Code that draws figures
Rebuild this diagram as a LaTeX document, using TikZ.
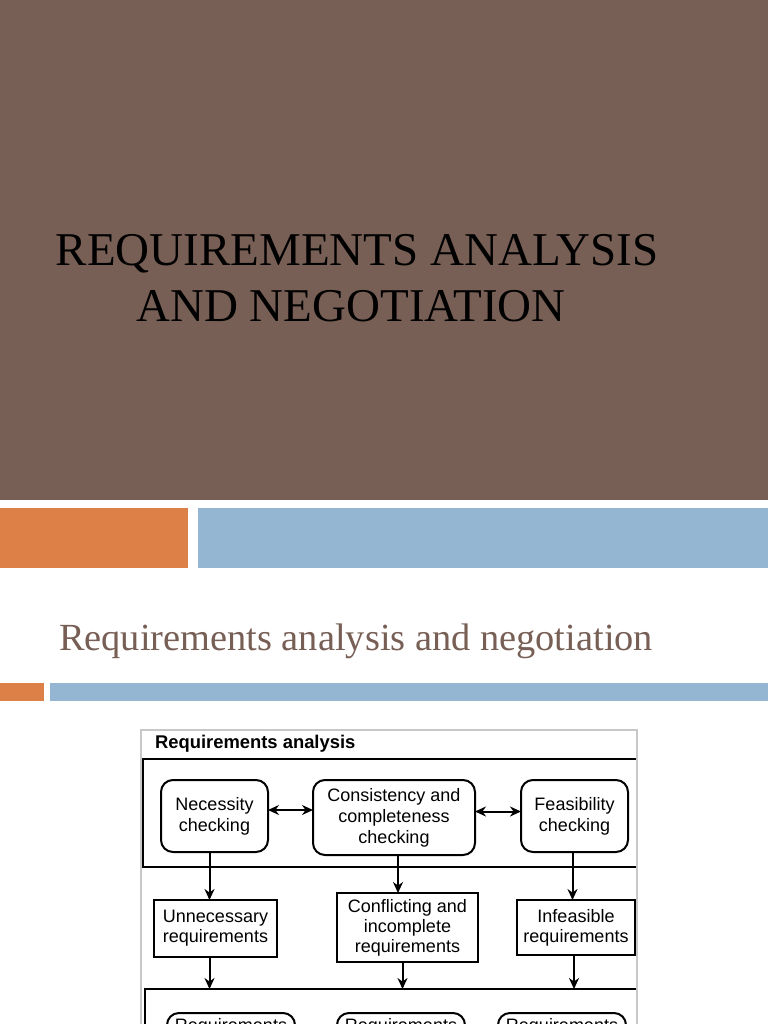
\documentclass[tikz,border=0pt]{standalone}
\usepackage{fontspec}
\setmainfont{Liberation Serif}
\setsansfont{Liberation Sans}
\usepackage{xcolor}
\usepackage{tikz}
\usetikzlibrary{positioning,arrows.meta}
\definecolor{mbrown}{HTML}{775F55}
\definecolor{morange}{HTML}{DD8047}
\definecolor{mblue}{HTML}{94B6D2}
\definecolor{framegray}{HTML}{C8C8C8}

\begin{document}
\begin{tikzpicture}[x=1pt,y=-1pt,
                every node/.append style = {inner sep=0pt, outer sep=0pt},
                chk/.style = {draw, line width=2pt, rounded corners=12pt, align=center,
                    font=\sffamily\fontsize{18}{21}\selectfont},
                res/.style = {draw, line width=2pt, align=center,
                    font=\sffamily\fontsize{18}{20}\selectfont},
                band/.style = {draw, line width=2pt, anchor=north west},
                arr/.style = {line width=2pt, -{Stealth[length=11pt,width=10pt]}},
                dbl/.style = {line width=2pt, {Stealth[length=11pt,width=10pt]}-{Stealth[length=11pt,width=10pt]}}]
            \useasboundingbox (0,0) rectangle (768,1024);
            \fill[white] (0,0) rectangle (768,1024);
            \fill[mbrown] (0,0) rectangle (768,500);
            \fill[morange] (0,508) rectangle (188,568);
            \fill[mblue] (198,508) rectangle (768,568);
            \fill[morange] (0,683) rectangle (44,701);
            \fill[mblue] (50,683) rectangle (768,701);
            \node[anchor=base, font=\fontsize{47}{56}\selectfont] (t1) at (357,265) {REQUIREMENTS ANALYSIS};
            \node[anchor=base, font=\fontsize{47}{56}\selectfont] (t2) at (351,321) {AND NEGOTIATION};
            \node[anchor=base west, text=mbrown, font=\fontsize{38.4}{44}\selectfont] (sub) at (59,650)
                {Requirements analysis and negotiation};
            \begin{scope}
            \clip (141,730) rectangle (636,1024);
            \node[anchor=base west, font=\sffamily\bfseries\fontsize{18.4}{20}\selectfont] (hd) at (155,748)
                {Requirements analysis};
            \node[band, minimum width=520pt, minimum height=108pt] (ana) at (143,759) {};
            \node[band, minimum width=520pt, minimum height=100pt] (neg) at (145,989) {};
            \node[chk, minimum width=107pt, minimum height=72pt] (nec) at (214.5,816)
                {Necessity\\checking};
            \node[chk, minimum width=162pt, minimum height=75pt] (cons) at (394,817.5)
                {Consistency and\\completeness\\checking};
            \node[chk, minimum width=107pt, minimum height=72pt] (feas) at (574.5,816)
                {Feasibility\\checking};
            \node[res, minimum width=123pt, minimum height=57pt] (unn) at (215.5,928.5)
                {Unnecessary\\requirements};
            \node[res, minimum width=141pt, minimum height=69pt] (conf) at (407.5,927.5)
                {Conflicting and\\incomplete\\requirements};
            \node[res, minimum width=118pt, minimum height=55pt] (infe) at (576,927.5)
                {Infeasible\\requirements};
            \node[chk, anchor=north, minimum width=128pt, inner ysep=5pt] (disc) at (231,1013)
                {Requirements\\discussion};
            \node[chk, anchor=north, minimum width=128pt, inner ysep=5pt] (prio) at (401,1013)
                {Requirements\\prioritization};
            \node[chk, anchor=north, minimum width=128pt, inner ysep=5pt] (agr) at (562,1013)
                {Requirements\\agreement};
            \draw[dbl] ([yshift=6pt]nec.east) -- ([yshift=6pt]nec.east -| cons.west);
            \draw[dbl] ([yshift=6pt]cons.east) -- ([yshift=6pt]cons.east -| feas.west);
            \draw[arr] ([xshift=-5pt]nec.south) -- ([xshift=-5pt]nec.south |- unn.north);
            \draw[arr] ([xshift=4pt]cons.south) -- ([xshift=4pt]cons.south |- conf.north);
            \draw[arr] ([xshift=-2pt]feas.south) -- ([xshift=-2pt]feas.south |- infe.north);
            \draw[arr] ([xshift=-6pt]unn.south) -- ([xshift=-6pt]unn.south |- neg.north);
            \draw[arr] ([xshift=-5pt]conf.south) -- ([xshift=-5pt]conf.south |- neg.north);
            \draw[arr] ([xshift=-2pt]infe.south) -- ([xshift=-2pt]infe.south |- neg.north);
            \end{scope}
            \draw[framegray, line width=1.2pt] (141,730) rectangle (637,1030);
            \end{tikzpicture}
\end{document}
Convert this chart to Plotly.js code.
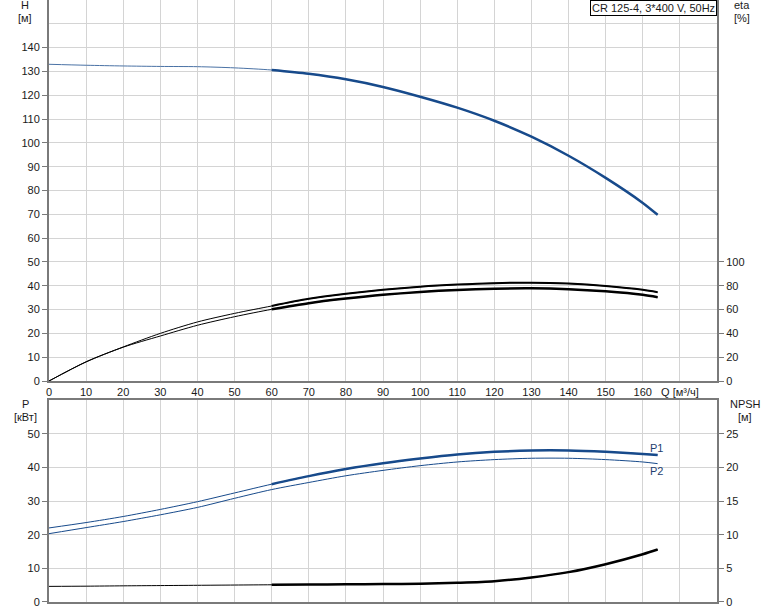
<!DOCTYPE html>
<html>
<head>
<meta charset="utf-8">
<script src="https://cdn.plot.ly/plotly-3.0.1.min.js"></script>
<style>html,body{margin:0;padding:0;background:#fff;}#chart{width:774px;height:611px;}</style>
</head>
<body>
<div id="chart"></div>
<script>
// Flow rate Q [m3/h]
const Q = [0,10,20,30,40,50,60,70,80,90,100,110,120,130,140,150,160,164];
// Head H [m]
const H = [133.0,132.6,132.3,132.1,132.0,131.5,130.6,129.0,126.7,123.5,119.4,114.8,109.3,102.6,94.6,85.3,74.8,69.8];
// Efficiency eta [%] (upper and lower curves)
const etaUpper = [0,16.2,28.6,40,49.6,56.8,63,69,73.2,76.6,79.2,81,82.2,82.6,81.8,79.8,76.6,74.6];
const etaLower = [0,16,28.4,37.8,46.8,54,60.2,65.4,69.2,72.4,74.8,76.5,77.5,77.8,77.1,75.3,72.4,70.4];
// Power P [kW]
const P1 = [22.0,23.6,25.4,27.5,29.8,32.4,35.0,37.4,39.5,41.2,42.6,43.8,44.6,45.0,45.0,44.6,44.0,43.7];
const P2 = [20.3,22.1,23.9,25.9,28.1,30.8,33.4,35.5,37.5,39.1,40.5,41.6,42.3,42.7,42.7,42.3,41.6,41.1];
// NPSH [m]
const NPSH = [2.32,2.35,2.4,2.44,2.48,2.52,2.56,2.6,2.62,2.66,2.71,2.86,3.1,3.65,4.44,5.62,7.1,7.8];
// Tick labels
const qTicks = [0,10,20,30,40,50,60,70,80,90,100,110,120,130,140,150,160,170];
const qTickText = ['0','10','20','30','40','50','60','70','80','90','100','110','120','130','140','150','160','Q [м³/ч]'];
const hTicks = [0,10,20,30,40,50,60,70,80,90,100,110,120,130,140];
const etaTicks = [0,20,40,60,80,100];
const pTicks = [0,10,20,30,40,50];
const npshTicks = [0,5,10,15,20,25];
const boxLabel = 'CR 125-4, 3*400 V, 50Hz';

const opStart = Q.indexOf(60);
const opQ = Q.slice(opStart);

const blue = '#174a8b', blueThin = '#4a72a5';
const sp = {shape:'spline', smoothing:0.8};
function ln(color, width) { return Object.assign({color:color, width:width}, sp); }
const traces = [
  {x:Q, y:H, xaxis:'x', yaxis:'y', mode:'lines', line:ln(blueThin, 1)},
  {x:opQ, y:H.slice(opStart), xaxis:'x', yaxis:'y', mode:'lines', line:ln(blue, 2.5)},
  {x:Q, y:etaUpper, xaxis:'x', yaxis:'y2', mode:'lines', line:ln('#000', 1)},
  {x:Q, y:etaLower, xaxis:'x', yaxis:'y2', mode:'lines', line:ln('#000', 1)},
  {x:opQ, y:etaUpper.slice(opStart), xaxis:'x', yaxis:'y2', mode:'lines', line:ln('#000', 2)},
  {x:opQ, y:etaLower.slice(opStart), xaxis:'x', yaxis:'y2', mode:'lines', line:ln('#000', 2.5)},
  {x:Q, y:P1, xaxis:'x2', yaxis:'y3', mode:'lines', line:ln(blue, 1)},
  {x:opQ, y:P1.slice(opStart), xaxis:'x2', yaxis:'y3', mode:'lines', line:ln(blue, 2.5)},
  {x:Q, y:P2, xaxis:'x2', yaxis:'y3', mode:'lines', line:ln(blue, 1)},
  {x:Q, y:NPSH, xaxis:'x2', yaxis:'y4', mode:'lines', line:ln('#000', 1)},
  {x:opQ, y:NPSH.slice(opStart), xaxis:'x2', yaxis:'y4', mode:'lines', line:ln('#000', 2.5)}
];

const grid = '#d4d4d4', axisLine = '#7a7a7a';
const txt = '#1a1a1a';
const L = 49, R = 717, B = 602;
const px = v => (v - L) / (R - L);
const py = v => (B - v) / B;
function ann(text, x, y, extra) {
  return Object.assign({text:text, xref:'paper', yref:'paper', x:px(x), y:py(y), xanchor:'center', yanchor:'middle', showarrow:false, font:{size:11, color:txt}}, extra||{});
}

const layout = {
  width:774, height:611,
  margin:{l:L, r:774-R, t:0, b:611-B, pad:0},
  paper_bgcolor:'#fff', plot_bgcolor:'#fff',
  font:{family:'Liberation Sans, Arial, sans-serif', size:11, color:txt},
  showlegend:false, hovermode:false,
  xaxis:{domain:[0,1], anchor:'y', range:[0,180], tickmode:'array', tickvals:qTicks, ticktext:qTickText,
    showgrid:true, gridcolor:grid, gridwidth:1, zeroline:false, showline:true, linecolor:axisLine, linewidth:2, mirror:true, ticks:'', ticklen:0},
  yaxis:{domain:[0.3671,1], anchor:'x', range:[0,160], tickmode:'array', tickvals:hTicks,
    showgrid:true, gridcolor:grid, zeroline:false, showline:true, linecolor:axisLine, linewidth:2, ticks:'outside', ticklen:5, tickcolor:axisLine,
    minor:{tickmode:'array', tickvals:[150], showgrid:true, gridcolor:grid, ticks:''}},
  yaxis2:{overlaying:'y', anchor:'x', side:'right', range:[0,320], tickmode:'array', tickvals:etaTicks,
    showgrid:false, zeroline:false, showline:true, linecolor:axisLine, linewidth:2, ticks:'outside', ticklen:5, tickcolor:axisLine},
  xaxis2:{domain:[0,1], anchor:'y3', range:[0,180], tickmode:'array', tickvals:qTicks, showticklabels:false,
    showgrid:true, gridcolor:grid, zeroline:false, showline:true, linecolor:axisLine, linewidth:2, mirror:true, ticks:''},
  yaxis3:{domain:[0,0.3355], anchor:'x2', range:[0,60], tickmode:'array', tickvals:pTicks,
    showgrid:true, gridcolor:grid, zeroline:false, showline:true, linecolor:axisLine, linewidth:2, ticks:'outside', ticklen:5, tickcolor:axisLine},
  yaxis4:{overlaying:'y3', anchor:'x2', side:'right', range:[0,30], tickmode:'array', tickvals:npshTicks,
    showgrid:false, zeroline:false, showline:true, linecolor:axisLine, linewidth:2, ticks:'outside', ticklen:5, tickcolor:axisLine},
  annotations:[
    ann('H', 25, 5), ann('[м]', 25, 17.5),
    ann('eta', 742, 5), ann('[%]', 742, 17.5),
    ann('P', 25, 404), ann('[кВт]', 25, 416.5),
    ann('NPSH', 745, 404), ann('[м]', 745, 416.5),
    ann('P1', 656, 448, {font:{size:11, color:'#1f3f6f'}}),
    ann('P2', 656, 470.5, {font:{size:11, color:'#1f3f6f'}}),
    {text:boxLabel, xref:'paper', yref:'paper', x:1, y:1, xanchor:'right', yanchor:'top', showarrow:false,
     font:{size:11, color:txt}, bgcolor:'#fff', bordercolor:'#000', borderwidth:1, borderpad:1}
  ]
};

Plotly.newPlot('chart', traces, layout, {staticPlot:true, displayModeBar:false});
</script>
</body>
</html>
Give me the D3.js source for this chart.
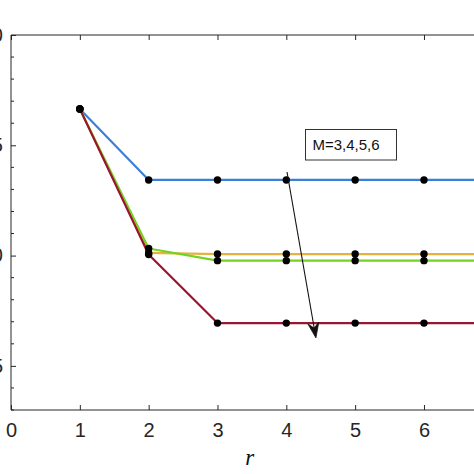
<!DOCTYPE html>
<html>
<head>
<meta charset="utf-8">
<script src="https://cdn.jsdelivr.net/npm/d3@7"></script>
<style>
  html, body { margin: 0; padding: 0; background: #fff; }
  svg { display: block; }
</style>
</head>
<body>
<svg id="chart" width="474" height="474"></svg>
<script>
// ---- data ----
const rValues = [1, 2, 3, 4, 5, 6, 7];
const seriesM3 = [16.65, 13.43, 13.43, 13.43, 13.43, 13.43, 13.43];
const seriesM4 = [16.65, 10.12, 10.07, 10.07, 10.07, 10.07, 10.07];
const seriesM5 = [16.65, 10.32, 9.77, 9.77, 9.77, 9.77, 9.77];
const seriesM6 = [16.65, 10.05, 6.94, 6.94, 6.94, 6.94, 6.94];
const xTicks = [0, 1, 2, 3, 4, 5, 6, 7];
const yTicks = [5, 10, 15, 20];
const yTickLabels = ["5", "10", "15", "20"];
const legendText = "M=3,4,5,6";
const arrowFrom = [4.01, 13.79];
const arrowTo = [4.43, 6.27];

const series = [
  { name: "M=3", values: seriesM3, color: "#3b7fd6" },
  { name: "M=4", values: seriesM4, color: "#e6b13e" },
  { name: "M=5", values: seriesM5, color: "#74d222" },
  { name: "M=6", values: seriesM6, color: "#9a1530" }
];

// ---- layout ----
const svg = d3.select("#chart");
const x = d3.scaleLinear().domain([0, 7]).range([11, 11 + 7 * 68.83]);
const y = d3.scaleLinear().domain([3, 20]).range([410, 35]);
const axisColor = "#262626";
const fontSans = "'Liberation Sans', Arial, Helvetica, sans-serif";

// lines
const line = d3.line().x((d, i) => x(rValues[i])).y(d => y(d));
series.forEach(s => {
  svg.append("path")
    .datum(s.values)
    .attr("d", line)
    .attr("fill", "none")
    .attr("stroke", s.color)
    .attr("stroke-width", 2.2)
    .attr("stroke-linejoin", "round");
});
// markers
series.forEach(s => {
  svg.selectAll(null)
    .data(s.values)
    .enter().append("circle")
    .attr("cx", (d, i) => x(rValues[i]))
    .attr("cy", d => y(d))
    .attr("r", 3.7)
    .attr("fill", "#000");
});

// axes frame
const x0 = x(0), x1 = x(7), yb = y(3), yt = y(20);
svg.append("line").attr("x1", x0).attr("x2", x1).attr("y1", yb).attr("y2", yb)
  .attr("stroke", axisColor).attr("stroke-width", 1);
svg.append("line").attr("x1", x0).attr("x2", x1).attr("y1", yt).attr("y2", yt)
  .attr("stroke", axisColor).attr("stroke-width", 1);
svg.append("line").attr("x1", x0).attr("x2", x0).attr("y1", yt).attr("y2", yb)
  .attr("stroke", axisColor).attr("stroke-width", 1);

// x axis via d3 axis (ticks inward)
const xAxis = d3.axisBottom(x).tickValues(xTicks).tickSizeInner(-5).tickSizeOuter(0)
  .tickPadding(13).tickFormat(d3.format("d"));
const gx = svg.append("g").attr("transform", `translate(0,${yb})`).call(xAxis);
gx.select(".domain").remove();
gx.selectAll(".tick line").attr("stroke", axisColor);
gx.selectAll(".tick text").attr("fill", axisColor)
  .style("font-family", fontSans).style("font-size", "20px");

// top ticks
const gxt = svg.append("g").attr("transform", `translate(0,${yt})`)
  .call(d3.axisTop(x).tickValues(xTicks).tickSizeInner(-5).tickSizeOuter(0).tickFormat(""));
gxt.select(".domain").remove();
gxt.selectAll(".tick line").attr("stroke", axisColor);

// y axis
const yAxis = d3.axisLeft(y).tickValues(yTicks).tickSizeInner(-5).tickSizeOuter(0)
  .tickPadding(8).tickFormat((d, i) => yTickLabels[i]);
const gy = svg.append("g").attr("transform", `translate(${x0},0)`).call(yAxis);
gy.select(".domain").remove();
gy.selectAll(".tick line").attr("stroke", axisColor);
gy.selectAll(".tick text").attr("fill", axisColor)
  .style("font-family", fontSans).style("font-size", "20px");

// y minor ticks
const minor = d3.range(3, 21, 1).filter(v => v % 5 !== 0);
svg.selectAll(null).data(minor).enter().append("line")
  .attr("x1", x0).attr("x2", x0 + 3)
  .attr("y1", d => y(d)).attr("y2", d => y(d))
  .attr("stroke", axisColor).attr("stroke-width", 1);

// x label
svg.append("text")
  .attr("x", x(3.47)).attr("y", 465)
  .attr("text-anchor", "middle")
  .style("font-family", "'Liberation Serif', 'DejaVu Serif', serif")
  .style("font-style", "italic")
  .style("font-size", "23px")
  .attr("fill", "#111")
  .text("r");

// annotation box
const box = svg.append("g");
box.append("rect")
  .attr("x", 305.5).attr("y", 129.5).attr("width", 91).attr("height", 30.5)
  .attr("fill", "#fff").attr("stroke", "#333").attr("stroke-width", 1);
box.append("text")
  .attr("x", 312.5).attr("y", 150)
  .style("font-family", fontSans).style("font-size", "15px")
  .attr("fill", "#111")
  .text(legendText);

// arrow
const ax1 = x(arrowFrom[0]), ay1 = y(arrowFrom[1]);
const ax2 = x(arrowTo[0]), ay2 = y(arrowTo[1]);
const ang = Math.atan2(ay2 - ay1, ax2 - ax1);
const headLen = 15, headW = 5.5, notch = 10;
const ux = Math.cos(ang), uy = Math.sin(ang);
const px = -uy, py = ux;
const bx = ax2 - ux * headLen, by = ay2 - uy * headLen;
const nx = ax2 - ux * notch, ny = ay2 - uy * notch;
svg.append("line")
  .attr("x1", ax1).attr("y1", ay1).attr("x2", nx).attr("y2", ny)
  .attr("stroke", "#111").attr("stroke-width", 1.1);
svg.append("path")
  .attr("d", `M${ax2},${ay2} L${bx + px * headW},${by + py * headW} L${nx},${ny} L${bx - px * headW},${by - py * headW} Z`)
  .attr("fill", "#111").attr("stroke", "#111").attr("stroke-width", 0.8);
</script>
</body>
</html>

• TASK PROMPT: Transcribe, exactly as written, the lines starting at the one with "Give me the D3.js source for this chart." and ending at the one with "const arrowTo = [4.43, 6.27];", and nothing more. Pictures are not part of the copy.

• RESPONSE:
Give me the D3.js source for this chart.
<!DOCTYPE html>
<html>
<head>
<meta charset="utf-8">
<script src="https://cdn.jsdelivr.net/npm/d3@7"></script>
<style>
  html, body { margin: 0; padding: 0; background: #fff; }
  svg { display: block; }
</style>
</head>
<body>
<svg id="chart" width="474" height="474"></svg>
<script>
// ---- data ----
const rValues = [1, 2, 3, 4, 5, 6, 7];
const seriesM3 = [16.65, 13.43, 13.43, 13.43, 13.43, 13.43, 13.43];
const seriesM4 = [16.65, 10.12, 10.07, 10.07, 10.07, 10.07, 10.07];
const seriesM5 = [16.65, 10.32, 9.77, 9.77, 9.77, 9.77, 9.77];
const seriesM6 = [16.65, 10.05, 6.94, 6.94, 6.94, 6.94, 6.94];
const xTicks = [0, 1, 2, 3, 4, 5, 6, 7];
const yTicks = [5, 10, 15, 20];
const yTickLabels = ["5", "10", "15", "20"];
const legendText = "M=3,4,5,6";
const arrowFrom = [4.01, 13.79];
const arrowTo = [4.43, 6.27];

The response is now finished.